A slit drum is a hollow percussion instrument which, despite its name, is not a true drum (because it lacks a membrane) but a kind of idiophone. Slit drums are found in many pre-industrialized cultures in Africa, Australasia, Central and South America, and the Far East. They are formed by hollowing a block of wood through a lengthwise slit, and are sounded by the players' stamping feet or by being beaten with sticks. The slit may be shaped to leave two or more tongues of wood of different lengths and thicknesses, which play different tones when struck.
In central Africa, large slit drums are made from hollowed logs used by chiefs or prominent nobles to transmit messages over long distances. Drums for sending messages may also be suspended from a frame to maximize their resonance and carrying power.

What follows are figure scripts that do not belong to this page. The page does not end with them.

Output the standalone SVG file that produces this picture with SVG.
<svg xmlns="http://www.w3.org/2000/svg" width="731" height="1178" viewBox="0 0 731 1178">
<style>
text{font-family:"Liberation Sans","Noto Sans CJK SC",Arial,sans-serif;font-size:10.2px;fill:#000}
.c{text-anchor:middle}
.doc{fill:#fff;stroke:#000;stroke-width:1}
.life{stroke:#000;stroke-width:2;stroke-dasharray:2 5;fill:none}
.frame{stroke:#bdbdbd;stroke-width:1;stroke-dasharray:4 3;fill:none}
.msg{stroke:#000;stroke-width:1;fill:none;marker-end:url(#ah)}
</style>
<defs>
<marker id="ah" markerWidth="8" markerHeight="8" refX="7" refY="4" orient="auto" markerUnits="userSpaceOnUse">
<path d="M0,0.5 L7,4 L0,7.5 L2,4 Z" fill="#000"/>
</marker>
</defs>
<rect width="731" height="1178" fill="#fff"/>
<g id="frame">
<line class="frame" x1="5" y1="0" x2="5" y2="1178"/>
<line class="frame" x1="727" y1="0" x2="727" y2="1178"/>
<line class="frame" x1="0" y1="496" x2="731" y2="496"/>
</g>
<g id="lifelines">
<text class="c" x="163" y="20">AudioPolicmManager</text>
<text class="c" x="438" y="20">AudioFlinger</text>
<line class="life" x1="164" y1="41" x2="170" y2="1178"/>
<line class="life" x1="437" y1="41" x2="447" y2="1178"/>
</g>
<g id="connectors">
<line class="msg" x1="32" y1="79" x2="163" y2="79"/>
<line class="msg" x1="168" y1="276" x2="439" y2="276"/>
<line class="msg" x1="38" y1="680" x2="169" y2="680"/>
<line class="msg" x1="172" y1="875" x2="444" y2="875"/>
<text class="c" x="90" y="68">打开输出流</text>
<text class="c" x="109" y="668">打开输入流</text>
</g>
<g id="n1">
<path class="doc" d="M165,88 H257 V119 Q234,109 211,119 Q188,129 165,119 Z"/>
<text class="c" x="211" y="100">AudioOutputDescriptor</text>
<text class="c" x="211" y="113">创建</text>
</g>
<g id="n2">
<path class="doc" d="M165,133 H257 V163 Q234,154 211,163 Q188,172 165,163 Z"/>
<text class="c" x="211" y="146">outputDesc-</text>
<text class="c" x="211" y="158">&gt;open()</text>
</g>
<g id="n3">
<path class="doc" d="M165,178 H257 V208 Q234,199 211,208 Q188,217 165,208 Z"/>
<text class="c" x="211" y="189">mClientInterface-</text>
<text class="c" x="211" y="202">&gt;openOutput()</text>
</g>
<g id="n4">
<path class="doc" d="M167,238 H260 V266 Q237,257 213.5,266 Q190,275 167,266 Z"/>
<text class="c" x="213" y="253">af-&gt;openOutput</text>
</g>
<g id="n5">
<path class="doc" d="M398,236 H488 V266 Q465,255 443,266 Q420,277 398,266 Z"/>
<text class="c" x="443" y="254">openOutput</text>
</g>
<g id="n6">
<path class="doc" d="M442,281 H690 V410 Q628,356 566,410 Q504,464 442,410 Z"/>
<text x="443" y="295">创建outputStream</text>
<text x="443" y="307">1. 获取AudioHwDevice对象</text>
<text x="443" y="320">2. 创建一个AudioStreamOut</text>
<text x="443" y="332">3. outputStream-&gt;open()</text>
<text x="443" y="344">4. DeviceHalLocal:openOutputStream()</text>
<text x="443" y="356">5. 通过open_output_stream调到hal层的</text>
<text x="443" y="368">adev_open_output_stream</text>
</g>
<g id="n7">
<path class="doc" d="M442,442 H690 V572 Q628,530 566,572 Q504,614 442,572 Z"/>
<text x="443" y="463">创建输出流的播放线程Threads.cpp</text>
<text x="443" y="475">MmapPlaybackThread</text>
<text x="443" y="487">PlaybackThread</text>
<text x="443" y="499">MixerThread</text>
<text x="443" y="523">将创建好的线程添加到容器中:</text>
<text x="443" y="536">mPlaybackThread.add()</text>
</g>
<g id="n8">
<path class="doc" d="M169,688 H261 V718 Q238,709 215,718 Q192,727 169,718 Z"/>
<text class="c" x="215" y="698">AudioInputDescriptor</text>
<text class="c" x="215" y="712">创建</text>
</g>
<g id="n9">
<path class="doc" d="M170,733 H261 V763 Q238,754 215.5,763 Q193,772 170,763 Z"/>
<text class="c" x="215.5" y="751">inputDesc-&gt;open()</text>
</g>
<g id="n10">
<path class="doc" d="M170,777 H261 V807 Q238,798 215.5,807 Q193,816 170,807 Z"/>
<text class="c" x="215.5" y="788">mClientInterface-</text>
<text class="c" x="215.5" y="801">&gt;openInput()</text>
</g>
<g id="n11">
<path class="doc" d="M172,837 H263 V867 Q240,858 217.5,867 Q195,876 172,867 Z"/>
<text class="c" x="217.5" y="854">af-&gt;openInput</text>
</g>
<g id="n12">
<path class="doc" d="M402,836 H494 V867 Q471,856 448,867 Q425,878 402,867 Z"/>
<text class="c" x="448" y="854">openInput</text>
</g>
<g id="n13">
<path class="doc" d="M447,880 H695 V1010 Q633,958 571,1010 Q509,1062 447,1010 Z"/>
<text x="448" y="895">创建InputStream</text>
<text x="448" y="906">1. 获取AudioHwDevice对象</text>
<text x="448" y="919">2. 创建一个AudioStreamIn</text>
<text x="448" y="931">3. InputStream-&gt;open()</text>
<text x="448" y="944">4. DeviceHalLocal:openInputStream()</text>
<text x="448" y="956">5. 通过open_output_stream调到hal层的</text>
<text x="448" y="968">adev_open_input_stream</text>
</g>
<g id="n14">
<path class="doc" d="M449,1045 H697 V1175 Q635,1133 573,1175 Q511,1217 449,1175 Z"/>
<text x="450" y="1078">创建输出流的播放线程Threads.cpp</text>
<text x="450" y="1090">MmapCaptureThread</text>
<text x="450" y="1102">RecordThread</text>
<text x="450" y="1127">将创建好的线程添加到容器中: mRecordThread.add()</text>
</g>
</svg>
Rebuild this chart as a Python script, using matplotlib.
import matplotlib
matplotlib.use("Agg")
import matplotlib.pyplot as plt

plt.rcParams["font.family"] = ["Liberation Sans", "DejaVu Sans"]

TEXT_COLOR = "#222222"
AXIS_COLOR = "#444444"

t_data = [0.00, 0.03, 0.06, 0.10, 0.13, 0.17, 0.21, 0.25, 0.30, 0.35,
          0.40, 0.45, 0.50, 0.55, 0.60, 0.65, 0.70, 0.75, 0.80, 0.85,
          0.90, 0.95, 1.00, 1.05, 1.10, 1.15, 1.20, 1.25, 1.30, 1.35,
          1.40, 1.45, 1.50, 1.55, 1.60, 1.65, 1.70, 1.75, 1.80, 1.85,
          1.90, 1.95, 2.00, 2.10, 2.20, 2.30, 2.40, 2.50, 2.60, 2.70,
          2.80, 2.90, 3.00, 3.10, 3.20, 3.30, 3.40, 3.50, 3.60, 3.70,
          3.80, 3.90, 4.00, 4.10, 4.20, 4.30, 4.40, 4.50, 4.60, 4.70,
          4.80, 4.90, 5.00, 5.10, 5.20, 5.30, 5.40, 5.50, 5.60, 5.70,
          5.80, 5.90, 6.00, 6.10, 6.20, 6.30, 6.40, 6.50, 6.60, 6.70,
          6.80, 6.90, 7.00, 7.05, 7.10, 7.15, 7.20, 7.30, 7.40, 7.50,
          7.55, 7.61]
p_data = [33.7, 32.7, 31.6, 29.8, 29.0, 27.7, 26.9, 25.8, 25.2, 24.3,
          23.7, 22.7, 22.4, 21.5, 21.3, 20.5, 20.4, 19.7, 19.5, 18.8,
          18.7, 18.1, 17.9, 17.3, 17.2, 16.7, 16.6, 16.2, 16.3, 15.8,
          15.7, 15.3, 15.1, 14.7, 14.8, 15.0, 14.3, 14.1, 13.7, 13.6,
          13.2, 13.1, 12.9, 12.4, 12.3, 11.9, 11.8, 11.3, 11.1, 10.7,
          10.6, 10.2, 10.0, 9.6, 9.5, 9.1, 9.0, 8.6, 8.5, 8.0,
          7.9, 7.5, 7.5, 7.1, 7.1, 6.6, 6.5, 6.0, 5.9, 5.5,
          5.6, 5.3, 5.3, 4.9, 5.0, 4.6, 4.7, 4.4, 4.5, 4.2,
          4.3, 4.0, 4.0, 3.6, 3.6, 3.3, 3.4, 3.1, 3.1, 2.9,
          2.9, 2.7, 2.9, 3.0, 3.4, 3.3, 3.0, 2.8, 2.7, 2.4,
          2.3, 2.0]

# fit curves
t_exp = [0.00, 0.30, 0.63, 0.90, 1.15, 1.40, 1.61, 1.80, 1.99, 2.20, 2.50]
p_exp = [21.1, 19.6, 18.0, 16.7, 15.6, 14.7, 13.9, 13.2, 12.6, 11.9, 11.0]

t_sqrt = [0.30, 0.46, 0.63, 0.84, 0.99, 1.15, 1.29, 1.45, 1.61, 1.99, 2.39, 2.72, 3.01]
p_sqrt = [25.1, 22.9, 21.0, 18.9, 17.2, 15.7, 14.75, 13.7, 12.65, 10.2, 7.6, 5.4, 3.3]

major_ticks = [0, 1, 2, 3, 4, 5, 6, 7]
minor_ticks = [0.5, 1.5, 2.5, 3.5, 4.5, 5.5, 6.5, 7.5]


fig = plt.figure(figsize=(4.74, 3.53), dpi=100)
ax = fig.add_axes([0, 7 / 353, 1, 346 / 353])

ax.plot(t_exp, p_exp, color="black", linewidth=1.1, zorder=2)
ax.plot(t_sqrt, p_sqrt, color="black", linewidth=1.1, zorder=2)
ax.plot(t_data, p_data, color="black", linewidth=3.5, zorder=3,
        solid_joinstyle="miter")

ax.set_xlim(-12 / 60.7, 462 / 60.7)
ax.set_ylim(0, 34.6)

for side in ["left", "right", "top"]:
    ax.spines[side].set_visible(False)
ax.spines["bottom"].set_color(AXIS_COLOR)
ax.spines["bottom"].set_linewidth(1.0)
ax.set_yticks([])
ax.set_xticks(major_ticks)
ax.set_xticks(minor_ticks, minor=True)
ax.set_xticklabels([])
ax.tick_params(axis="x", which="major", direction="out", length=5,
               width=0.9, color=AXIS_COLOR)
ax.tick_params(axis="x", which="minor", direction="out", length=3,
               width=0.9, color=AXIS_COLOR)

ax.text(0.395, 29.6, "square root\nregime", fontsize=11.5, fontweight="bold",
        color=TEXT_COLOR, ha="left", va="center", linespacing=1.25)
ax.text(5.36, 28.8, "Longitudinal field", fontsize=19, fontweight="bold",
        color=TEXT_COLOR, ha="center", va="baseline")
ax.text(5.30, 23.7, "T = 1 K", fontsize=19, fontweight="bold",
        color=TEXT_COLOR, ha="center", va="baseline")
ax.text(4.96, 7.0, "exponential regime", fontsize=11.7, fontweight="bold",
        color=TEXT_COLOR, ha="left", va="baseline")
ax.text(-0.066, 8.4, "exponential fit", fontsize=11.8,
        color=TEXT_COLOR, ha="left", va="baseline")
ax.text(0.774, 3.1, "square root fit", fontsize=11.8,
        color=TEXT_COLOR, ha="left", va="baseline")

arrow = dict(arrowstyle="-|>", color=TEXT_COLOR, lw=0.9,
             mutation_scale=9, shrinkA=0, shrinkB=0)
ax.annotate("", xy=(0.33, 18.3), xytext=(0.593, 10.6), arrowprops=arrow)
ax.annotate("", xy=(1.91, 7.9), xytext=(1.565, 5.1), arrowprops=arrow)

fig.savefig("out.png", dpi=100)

Temple blocks and woodblocks
Slit drums are often sited outside temples in the Far East and used to call the faithful to prayer. The temple block is a smaller slit drum, widely used in China, Japan, and Korea. It was originally played to accompany Buddhist chants, but is now also used in folk instrumental ensembles. Temple blocks are bulbous in shape and often appear in sets. They can range from 5–0 cm (2–20 in) in width. Smaller slit drums like the woodblock are also used in western music. Modern slit drums, or gato drums, were used by the composer Karlheinz Stockhausen in his piece Gruppen, which asked for tuned log drums.